His eyebrows go higher when she dumps all her accoutrements onto his space.

"Good afternoon, sir.  Happy New Year.  I want to mail these items back to QVC, they need to be packaged up and I hope you can help me."

"What do you want?"

"I just want these items mailed back, I have all the paperwork and I brought my own tape."

"I cannot package these up for you ma'am, I have to take care of the people waiting in line.  You gotta do that yourself."

"I just want to send these back. Are you telling me you can't help me?  Let me show you."  Friend opens boxes, brings out stereo equipment, shoes, a ring, and mail clerk is exasperated.  I stand a foot away, knowing that nothing is happening until Friend gets some sort of acquiescence.

"I can't do that ma'am."

"WELL CAN'T YOU HELP ME PUT IT BACK IN THE BOX?  I'M A SENIOR AND COULD USE SOME HELP."  He puts it back in the box, and I grab everything and start moving towards the side counter, c'mon, Friend, we can do this over here.

"WATCH OUT FOR THE CARPET.  Don't you trip on it.  I know you'll fall.  That man knows nothing about his job.  He's too young to do this, no courtesy.  He's a lazy man!   Ought to be grateful to have that job.  Lazy, and I'm going to tell him."  Crap.  Distract her.

"You have the ring?  Does it go into this envelope?"  Yes, yes it does.  I want my money back, see, that's what this note says, that I want my money back.  They'll credit it to my account.

It took fifteen minutes to sort out papers, which was which, thank heavens she had the proper return labels but by this time I would have written anything on the box and mailed it to Latvia.

"I could do this if I had a pen."  Pen, here's a pen.  The tape shreds on the roll, and finding the beginning is a minor resurrection; I get the notes in the proper boxes, and start taping except Friend is helping me by holding down the flaps with her hands in the same spot where the tape should go.

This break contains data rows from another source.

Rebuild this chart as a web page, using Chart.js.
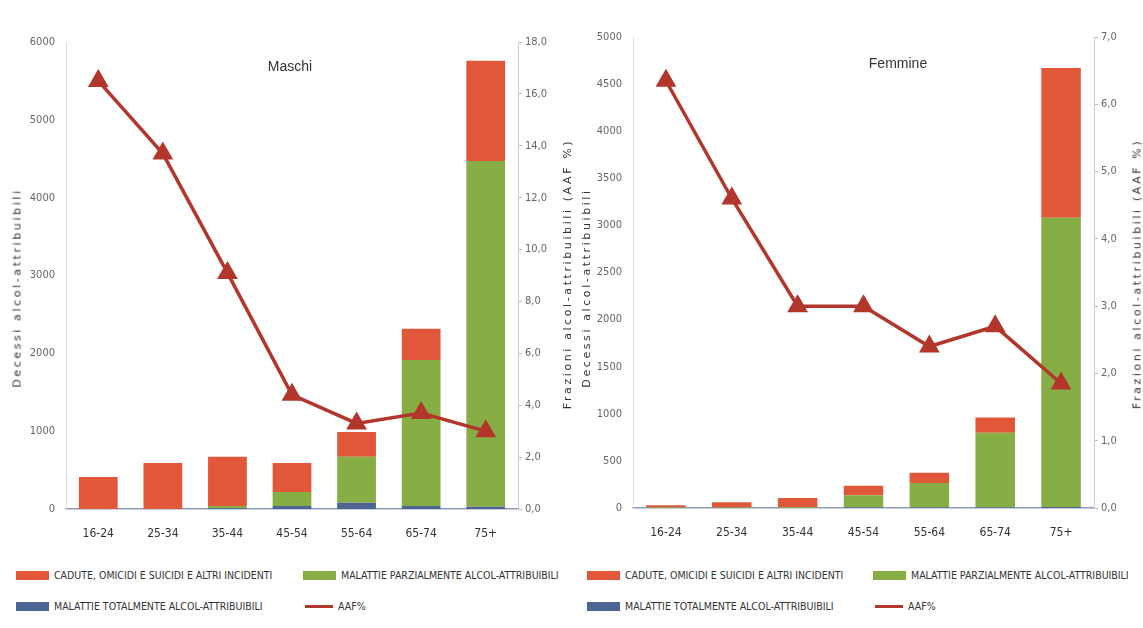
<!DOCTYPE html>
<html><head><meta charset="utf-8">
<script src="https://cdn.jsdelivr.net/npm/chart.js@4"></script>
<style>
body{margin:0;background:#fff;width:1143px;height:628px;overflow:hidden;position:relative;font-family:'Liberation Sans Narrow','DejaVu Sans Condensed','Liberation Sans',sans-serif;}
.panel{position:absolute;top:0;}
.ttl{position:absolute;font-family:'Liberation Sans','Noto Sans',sans-serif;font-size:14px;color:#333;transform:translate(-50%,-50%);white-space:nowrap;}
.ax{position:absolute;font-family:'DejaVu Sans','Noto Sans',sans-serif;font-size:11px;color:#333;letter-spacing:2.6px;white-space:nowrap;transform:translate(-50%,-50%) rotate(-90deg);}
.lg{position:absolute;display:flex;align-items:center;font-size:10.5px;color:#333;text-transform:uppercase;white-space:nowrap;letter-spacing:0px;}
.sw{display:inline-block;width:33px;height:9px;margin-right:5px;}
.ln{display:inline-block;width:28px;height:3px;margin-right:5px;}
</style></head><body>

<div class="panel" style="left:0;width:575px;height:560px"><canvas id="c1" width="575" height="560" style="width:575px;height:560px"></canvas></div>
<div class="panel" style="left:575px;width:568px;height:560px"><canvas id="c2" width="568" height="560" style="width:568px;height:560px"></canvas></div>

<div class="ttl" style="left:290px;top:66px">Maschi</div>
<div class="ttl" style="left:898px;top:63px">Femmine</div>

<div class="ax" style="left:17px;top:288px">Decessi alcol-attribuibili</div>
<div class="ax" style="left:567px;top:274px">Frazioni alcol-attribuibili (AAF %)</div>
<div class="ax" style="left:586px;top:288px">Decessi alcol-attribuibili</div>
<div class="ax" style="left:1137px;top:274px">Frazioni alcol-attribuibili (AAF %)</div>

<div id="legends"></div>

<script>
const categories = ['16-24','25-34','35-44','45-54','55-64','65-74','75+'];
const seriesNames = ['CADUTE, OMICIDI E SUICIDI E ALTRI INCIDENTI','MALATTIE PARZIALMENTE ALCOL-ATTRIBUIBILI','MALATTIE TOTALMENTE ALCOL-ATTRIBUIBILI','AAF%'];

const maschiTotalmente   = [0, 0, 10, 40, 80, 40, 30];
const maschiParzialmente = [0, 0, 30, 180, 590, 1875, 4440];
const maschiCadute       = [410, 590, 630, 370, 320, 400, 1290];
const maschiAAF          = [16.5, 13.7, 9.1, 4.4, 3.3, 3.7, 3.0];

const femmineTotalmente   = [0, 0, 0, 5, 5, 5, 10];
const femmineParzialmente = [5, 5, 10, 130, 260, 795, 3070];
const femmineCadute       = [25, 55, 95, 100, 110, 160, 1590];
const femmineAAF          = [6.35, 4.6, 3.0, 3.0, 2.4, 2.7, 1.85];

const maschiLeftTicks = {min:0, max:6000, step:1000};
const maschiRightTicks = {min:0, max:18, step:2};
const femmineLeftTicks = {min:0, max:5000, step:500};
const femmineRightTicks = {min:0, max:7, step:1};

const RED='#e1573a', GREEN='#87ae45', BLUE='#4e6594', LINE='#b3362c';
const FAM="'Liberation Sans Narrow','DejaVu Sans Condensed','Liberation Sans',sans-serif";

function build(id, tot, parz, cad, aaf, lt, rt, geo){
  return new Chart(document.getElementById(id), {
    type:'bar',
    data:{
      labels:categories,
      datasets:[
        {type:'line', label:seriesNames[3], data:aaf, yAxisID:'y1', order:0,
         borderColor:LINE, backgroundColor:LINE, borderWidth:3.5,
         pointStyle:'triangle', pointRadius:8.5, pointBackgroundColor:LINE, pointBorderColor:LINE, tension:0},
        {label:seriesNames[2], data:tot, backgroundColor:BLUE, yAxisID:'y', order:1},
        {label:seriesNames[1], data:parz, backgroundColor:GREEN, yAxisID:'y', order:1},
        {label:seriesNames[0], data:cad, backgroundColor:RED, yAxisID:'y', order:1}
      ]
    },
    options:{
      responsive:false, animation:false,
      layout:{padding:{top:geo.top, left:0, right:0, bottom:0}},
      datasets:{bar:{barPercentage:0.6, categoryPercentage:1, borderWidth:0}},
      plugins:{legend:{display:false}, tooltip:{enabled:false}},
      scales:{
        x:{stacked:true, offset:true,
           grid:{display:false, drawTicks:false}, border:{color:'#8d9bb6', width:1.5},
           ticks:{color:'#333', font:{size:12, family:FAM}, padding:18, maxRotation:0},
           afterFit(s){s.height=geo.xh;}},
        y:{stacked:true, position:'left', min:lt.min, max:lt.max,
           grid:{display:false, drawTicks:false}, border:{color:'#dcdcdc'},
           ticks:{stepSize:lt.step, color:'#666', font:{size:11, family:FAM}, padding:11,
                  callback:v=>String(v)},
           afterFit(s){s.width=geo.lw;}},
        y1:{position:'right', min:rt.min, max:rt.max,
           grid:{display:true, drawOnChartArea:false, color:'#bbb', tickLength:4},
           border:{color:'#cfcfcf'},
           ticks:{stepSize:rt.step, color:'#666', font:{size:11, family:FAM}, padding:3,
                  callback:v=>Number(v).toFixed(1).replace('.',',')},
           afterFit(s){s.width=geo.rw;}}
      }
    }
  });
}

build('c1', maschiTotalmente, maschiParzialmente, maschiCadute, maschiAAF, maschiLeftTicks, maschiRightTicks,
      {top:42, xh:51, lw:66, rw:57});
build('c2', femmineTotalmente, femmineParzialmente, femmineCadute, femmineAAF, femmineLeftTicks, femmineRightTicks,
      {top:37, xh:52, lw:58, rw:49});

// HTML legends (2x2 grid under each panel)
const lgHost = document.getElementById('legends');
function legend(x0, x1){
  const items = [
    {name:seriesNames[0], color:RED, x:x0, y:576, line:false},
    {name:seriesNames[1], color:GREEN, x:x1, y:576, line:false},
    {name:seriesNames[2], color:BLUE, x:x0, y:607, line:false},
    {name:seriesNames[3], color:LINE, x:x1, y:607, line:true}
  ];
  items.forEach(it=>{
    const d=document.createElement('div'); d.className='lg';
    d.style.left=it.x+'px'; d.style.top=(it.y-7)+'px';
    const s=document.createElement('span'); s.className=it.line?'ln':'sw';
    s.style.background=it.color;
    if(it.line){s.style.marginLeft='2px';}
    d.appendChild(s);
    const t=document.createElement('span'); t.textContent=it.name; d.appendChild(t);
    lgHost.appendChild(d);
  });
}
legend(16, 303);
legend(587, 873);
</script>
</body></html>
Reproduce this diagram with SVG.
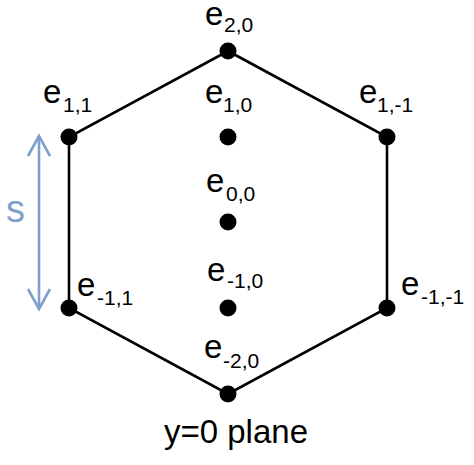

"Okay! Let me get some tape up there.  Move your hand, kiddo."  The hand is moved, replaced, moved, replaced, flutters, and fingers end up getting taped to the box, my own.  There are three packages, and as each is readied, Friend is calming down.  She's happy.

"See?" she says, "I brought my own tape, I knew I'd need it.  We make a great team, gotta do things ourselves these days and we did it!"  Huzzah, thinks I, and load up; we wait briefly in line, and get the same young man.

"We're back," says Friend.

"Round Two," says the clerk.  I am very very glad she didn't hear that.  Very.  He's not smiling, I am, as if this is my day out with my neighbor friend, and he records each label, there is no charge.

"Nothing?  I don't have to pay nothing?"  Nope, that's taken care of, now we can go shopping.  She takes my arm, yells about the carpet some more, and I get her into the car.  She is singing my praises, and gets to the thrift shop where she finds a pair of slacks with a matching top.  At the exit, I see that she is three people ahead of me in line, and as is her custom, will sit and wait for me; she asks if there is an area to sit, the young lady smiles and points to the front.  I hear the clerk say, "I'm sorry, I should have...." and lose the rest of the sentence.  The girl's face changes to surprised dismay as Friend says something back to her that isn't especially nice, I have no idea what.  Why does she treat people, especially service people, horribly?

I imagine she is frightened by the world, thinking that she is going to be forgotten or overlooked.  Or is it entitlement? The embarrassment on my part isn't lessened, and am tired of rescue and repair, something I seem to do.  Does she notice?  I think so; has it remedied anything?  Nope, as far as I can tell.  I can't undo years of her being fussed over as the baby of her family, or the knowing she has experienced many tragedies.  I also realize, however, that taking her anywhere is a crapshoot, and my sense of humor is wearing sneakers, ready to follow Gazelle Girl into the veldt.

Oh quiet night, holy night, and locked doors.  Snow is said to be coming in great amounts this week, and I plan on zipping out in the morning to find tires that will keep my car going straight in the drifts.  To bed now, to wool blankets and cats, curled up into cat donuts.  Storms will rage whilst we huddle inside, wishing for the hand of some god to shield us from the wind.  You will be fine.  I promise.